**AVAILABLE DATA:**
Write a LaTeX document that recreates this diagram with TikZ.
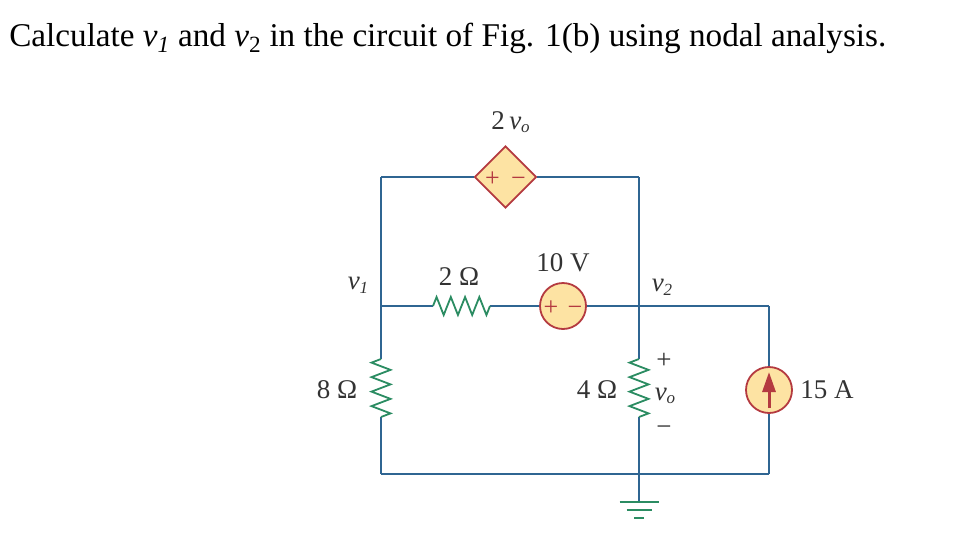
\documentclass[tikz,border=0pt]{standalone}
\usepackage{fontspec}
\setmainfont{Liberation Serif}
\usepackage{tikz}
\usetikzlibrary{arrows.meta,shapes.geometric,decorations.pathmorphing}
\definecolor{wireBlue}{HTML}{2F6592}
\definecolor{srcRed}{HTML}{B43A40}
\definecolor{srcFill}{HTML}{FDE3A3}
\definecolor{resGreen}{HTML}{2B8C62}
\definecolor{inkGray}{HTML}{333333}
\newcommand{\vSub}[1]{\textit{v}\raisebox{-.3ex}{\fontsize{17}{17}\selectfont\textit{#1}}}
\newcommand{\srcSigns}[1]{\makebox[0pt]{\raisebox{-9pt}[0pt][0pt]{+\hspace{#1}−}}}

\begin{document}
\begin{tikzpicture}[x=1pt,y=-1pt,semithick]
        \tikzset{
           junction/.style={
                        coordinate
                       },
           wire/.style={
                        draw=wireBlue,
                        line width=1.8pt
                       },
           resistor/.style={
                        draw=resGreen,
                        line width=1.8pt,
                        decorate,
                        decoration={zigzag,segment length=14.25pt,amplitude=9pt}
                       },
           resistorV/.style={
                        resistor,
                        decoration={zigzag,segment length=14.5pt,amplitude=9.5pt,mirror}
                       },
           indepSource/.style={
                        circle,
                        draw=srcRed,
                        fill=srcFill,
                        line width=1.8pt,
                        minimum size=46pt,
                        inner sep=0pt,
                        text=srcRed,
                        font=\fontsize{26}{26}\selectfont
                       },
           depSource/.style={
                        diamond,
                        aspect=1,
                        draw=srcRed,
                        fill=srcFill,
                        line width=1.8pt,
                        minimum size=62pt,
                        inner sep=0pt,
                        text=srcRed,
                        font=\fontsize{26}{26}\selectfont
                       },
           valueLabel/.style={
                        inner sep=0pt,
                        text=inkGray,
                        font=\fontsize{27}{27}\selectfont
                       },
           groundBar/.style={
                        draw=resGreen,
                        line width=1.8pt
                       },
                 };
    %--------------------
        \node[junction]    (v1Node)   at (381,306)                              {};
        \node[junction]    (topLeft)  [above of=v1Node,node distance=129pt]     {};
        \node[junction]    (r8Top)    [below of=v1Node,node distance=53pt]      {};
        \node[junction]    (r8Bot)    [below of=r8Top,node distance=58pt]       {};
        \node[junction]    (botLeft)  [below of=r8Bot,node distance=57pt]       {};

        \node[junction]    (v2Node)   at (639,306)                              {};
        \node[junction]    (topRight) [above of=v2Node,node distance=129pt]     {};
        \node[junction]    (r4Top)    [below of=v2Node,node distance=53pt]      {};
        \node[junction]    (r4Bot)    [below of=r4Top,node distance=58pt]       {};
        \node[junction]    (botMid)   [below of=r4Bot,node distance=57pt]       {};
        \node[junction]    (gnd)      [below of=botMid,node distance=28pt]      {};

        \node[junction]    (rightTop) [right of=v2Node,node distance=130pt]     {};
        \node[junction]    (botRight) [right of=botMid,node distance=130pt]     {};

        \node[junction]    (r2Left)   [right of=v1Node,node distance=52pt]      {};
        \node[junction]    (r2Right)  [right of=r2Left,node distance=57pt]      {};

        \node[depSource]   (srcDep)   at (505.5,177)                            {\srcSigns{11.5pt}};
        \node[indepSource] (src10)    at (563,306)                              {\srcSigns{9.5pt}};
        \node[indepSource] (src15)    at (769,390)                              {};
    %--------------------
        \node[valueLabel]  (labelDep)  [above of=srcDep,node distance=55pt,xshift=5pt] {2\,\vSub{o}};
        \node[valueLabel]  (label2)    at (459,277)                             {2 Ω};
        \node[valueLabel]  (label10)   [above of=src10,node distance=43pt]      {10 V};
        \node[valueLabel]  (labelV1)   at (358,285)                             {\vSub{1}};
        \node[valueLabel]  (labelV2)   at (662,287)                             {\vSub{2}};
        \node[valueLabel]  (label8)    at (337,390)                             {8 Ω};
        \node[valueLabel]  (label4)    at (597,390)                             {4 Ω};
        \node[valueLabel]  (labelPlus) at (664,361)                             {+};
        \node[valueLabel]  (labelVo)   at (665,396)                             {\vSub{o}};
        \node[valueLabel]  (labelMinus) at (664,431)                            {−};
        \node[valueLabel]  (label15)   [right of=src15,node distance=58pt]      {15 A};

        \node[anchor=west,inner sep=0pt,font=\fontsize{33.2}{33.2}\selectfont] (title) at (9,38)
              {Calculate \textit{v\textsubscript{1}} and \textit{v}\textsubscript{2} in the circuit of Fig. 1(b) using nodal analysis.};
    %--------------------
        \path (v1Node)   edge[wire] (topLeft)
              (topLeft)  edge[wire] (srcDep)
              (srcDep)   edge[wire] (topRight)
              (topRight) edge[wire] (v2Node)

              (v1Node)   edge[wire] (r8Top)
              (r8Bot)    edge[wire] (botLeft)
              (botLeft)  edge[wire] (botMid)
              (botMid)   edge[wire] (botRight)
              (botRight) edge[wire] (src15)
              (src15)    edge[wire] (rightTop)

              (v1Node)   edge[wire] (r2Left)
              (r2Right)  edge[wire] (src10)
              (src10)    edge[wire] (v2Node)
              (v2Node)   edge[wire] (rightTop)

              (v2Node)   edge[wire] (r4Top)
              (r4Bot)    edge[wire] (botMid)
              (botMid)   edge[wire] (gnd)

              (r2Left)   edge[resistor]  (r2Right)
              (r8Top)    edge[resistorV] (r8Bot)
              (r4Top)    edge[resistorV] (r4Bot);

        \draw[groundBar] ([xshift=-19.5pt]gnd) -- ([xshift=19.5pt]gnd);
        \draw[groundBar] ([xshift=-12.5pt,yshift=-8pt]gnd) -- ([xshift=12.5pt,yshift=-8pt]gnd);
        \draw[groundBar] ([xshift=-5pt,yshift=-16pt]gnd) -- ([xshift=5pt,yshift=-16pt]gnd);

        \draw[srcRed,line width=3pt,-{Triangle[length=20pt,width=13pt]}]
              ([yshift=-18pt]src15.center) -- ([yshift=18pt]src15.center);

        \useasboundingbox (0,0) rectangle (978,555);
    \end{tikzpicture}
\end{document}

**PROBLEM REQUIREMENTS:**
Reproduce every line precisely as given, omitting all pictures.

**THE COMPLETED TASK:**
Write a LaTeX document that recreates this diagram with TikZ.
\documentclass[tikz,border=0pt]{standalone}
\usepackage{fontspec}
\setmainfont{Liberation Serif}
\usepackage{tikz}
\usetikzlibrary{arrows.meta,shapes.geometric,decorations.pathmorphing}
\definecolor{wireBlue}{HTML}{2F6592}
\definecolor{srcRed}{HTML}{B43A40}
\definecolor{srcFill}{HTML}{FDE3A3}
\definecolor{resGreen}{HTML}{2B8C62}
\definecolor{inkGray}{HTML}{333333}
\newcommand{\vSub}[1]{\textit{v}\raisebox{-.3ex}{\fontsize{17}{17}\selectfont\textit{#1}}}
\newcommand{\srcSigns}[1]{\makebox[0pt]{\raisebox{-9pt}[0pt][0pt]{+\hspace{#1}−}}}

\begin{document}
\begin{tikzpicture}[x=1pt,y=-1pt,semithick]
        \tikzset{
           junction/.style={
                        coordinate
                       },
           wire/.style={
                        draw=wireBlue,
                        line width=1.8pt
                       },
           resistor/.style={
                        draw=resGreen,
                        line width=1.8pt,
                        decorate,
                        decoration={zigzag,segment length=14.25pt,amplitude=9pt}
                       },
           resistorV/.style={
                        resistor,
                        decoration={zigzag,segment length=14.5pt,amplitude=9.5pt,mirror}
                       },
           indepSource/.style={
                        circle,
                        draw=srcRed,
                        fill=srcFill,
                        line width=1.8pt,
                        minimum size=46pt,
                        inner sep=0pt,
                        text=srcRed,
                        font=\fontsize{26}{26}\selectfont
                       },
           depSource/.style={
                        diamond,
                        aspect=1,
                        draw=srcRed,
                        fill=srcFill,
                        line width=1.8pt,
                        minimum size=62pt,
                        inner sep=0pt,
                        text=srcRed,
                        font=\fontsize{26}{26}\selectfont
                       },
           valueLabel/.style={
                        inner sep=0pt,
                        text=inkGray,
                        font=\fontsize{27}{27}\selectfont
                       },
           groundBar/.style={
                        draw=resGreen,
                        line width=1.8pt
                       },
                 };
    %--------------------
        \node[junction]    (v1Node)   at (381,306)                              {};
        \node[junction]    (topLeft)  [above of=v1Node,node distance=129pt]     {};
        \node[junction]    (r8Top)    [below of=v1Node,node distance=53pt]      {};
        \node[junction]    (r8Bot)    [below of=r8Top,node distance=58pt]       {};
        \node[junction]    (botLeft)  [below of=r8Bot,node distance=57pt]       {};

        \node[junction]    (v2Node)   at (639,306)                              {};
        \node[junction]    (topRight) [above of=v2Node,node distance=129pt]     {};
        \node[junction]    (r4Top)    [below of=v2Node,node distance=53pt]      {};
        \node[junction]    (r4Bot)    [below of=r4Top,node distance=58pt]       {};
        \node[junction]    (botMid)   [below of=r4Bot,node distance=57pt]       {};
        \node[junction]    (gnd)      [below of=botMid,node distance=28pt]      {};

        \node[junction]    (rightTop) [right of=v2Node,node distance=130pt]     {};
        \node[junction]    (botRight) [right of=botMid,node distance=130pt]     {};

        \node[junction]    (r2Left)   [right of=v1Node,node distance=52pt]      {};
        \node[junction]    (r2Right)  [right of=r2Left,node distance=57pt]      {};

        \node[depSource]   (srcDep)   at (505.5,177)                            {\srcSigns{11.5pt}};
        \node[indepSource] (src10)    at (563,306)                              {\srcSigns{9.5pt}};
        \node[indepSource] (src15)    at (769,390)                              {};
    %--------------------
        \node[valueLabel]  (labelDep)  [above of=srcDep,node distance=55pt,xshift=5pt] {2\,\vSub{o}};
        \node[valueLabel]  (label2)    at (459,277)                             {2 Ω};
        \node[valueLabel]  (label10)   [above of=src10,node distance=43pt]      {10 V};
        \node[valueLabel]  (labelV1)   at (358,285)                             {\vSub{1}};
        \node[valueLabel]  (labelV2)   at (662,287)                             {\vSub{2}};
        \node[valueLabel]  (label8)    at (337,390)                             {8 Ω};
        \node[valueLabel]  (label4)    at (597,390)                             {4 Ω};
        \node[valueLabel]  (labelPlus) at (664,361)                             {+};
        \node[valueLabel]  (labelVo)   at (665,396)                             {\vSub{o}};
        \node[valueLabel]  (labelMinus) at (664,431)                            {−};
        \node[valueLabel]  (label15)   [right of=src15,node distance=58pt]      {15 A};

        \node[anchor=west,inner sep=0pt,font=\fontsize{33.2}{33.2}\selectfont] (title) at (9,38)
              {Calculate \textit{v\textsubscript{1}} and \textit{v}\textsubscript{2} in the circuit of Fig. 1(b) using nodal analysis.};
    %--------------------
        \path (v1Node)   edge[wire] (topLeft)
              (topLeft)  edge[wire] (srcDep)
              (srcDep)   edge[wire] (topRight)
              (topRight) edge[wire] (v2Node)

              (v1Node)   edge[wire] (r8Top)
              (r8Bot)    edge[wire] (botLeft)
              (botLeft)  edge[wire] (botMid)
              (botMid)   edge[wire] (botRight)
              (botRight) edge[wire] (src15)
              (src15)    edge[wire] (rightTop)

              (v1Node)   edge[wire] (r2Left)
              (r2Right)  edge[wire] (src10)
              (src10)    edge[wire] (v2Node)
              (v2Node)   edge[wire] (rightTop)

              (v2Node)   edge[wire] (r4Top)
              (r4Bot)    edge[wire] (botMid)
              (botMid)   edge[wire] (gnd)

              (r2Left)   edge[resistor]  (r2Right)
              (r8Top)    edge[resistorV] (r8Bot)
              (r4Top)    edge[resistorV] (r4Bot);

        \draw[groundBar] ([xshift=-19.5pt]gnd) -- ([xshift=19.5pt]gnd);
        \draw[groundBar] ([xshift=-12.5pt,yshift=-8pt]gnd) -- ([xshift=12.5pt,yshift=-8pt]gnd);
        \draw[groundBar] ([xshift=-5pt,yshift=-16pt]gnd) -- ([xshift=5pt,yshift=-16pt]gnd);

        \draw[srcRed,line width=3pt,-{Triangle[length=20pt,width=13pt]}]
              ([yshift=-18pt]src15.center) -- ([yshift=18pt]src15.center);

        \useasboundingbox (0,0) rectangle (978,555);
    \end{tikzpicture}
\end{document}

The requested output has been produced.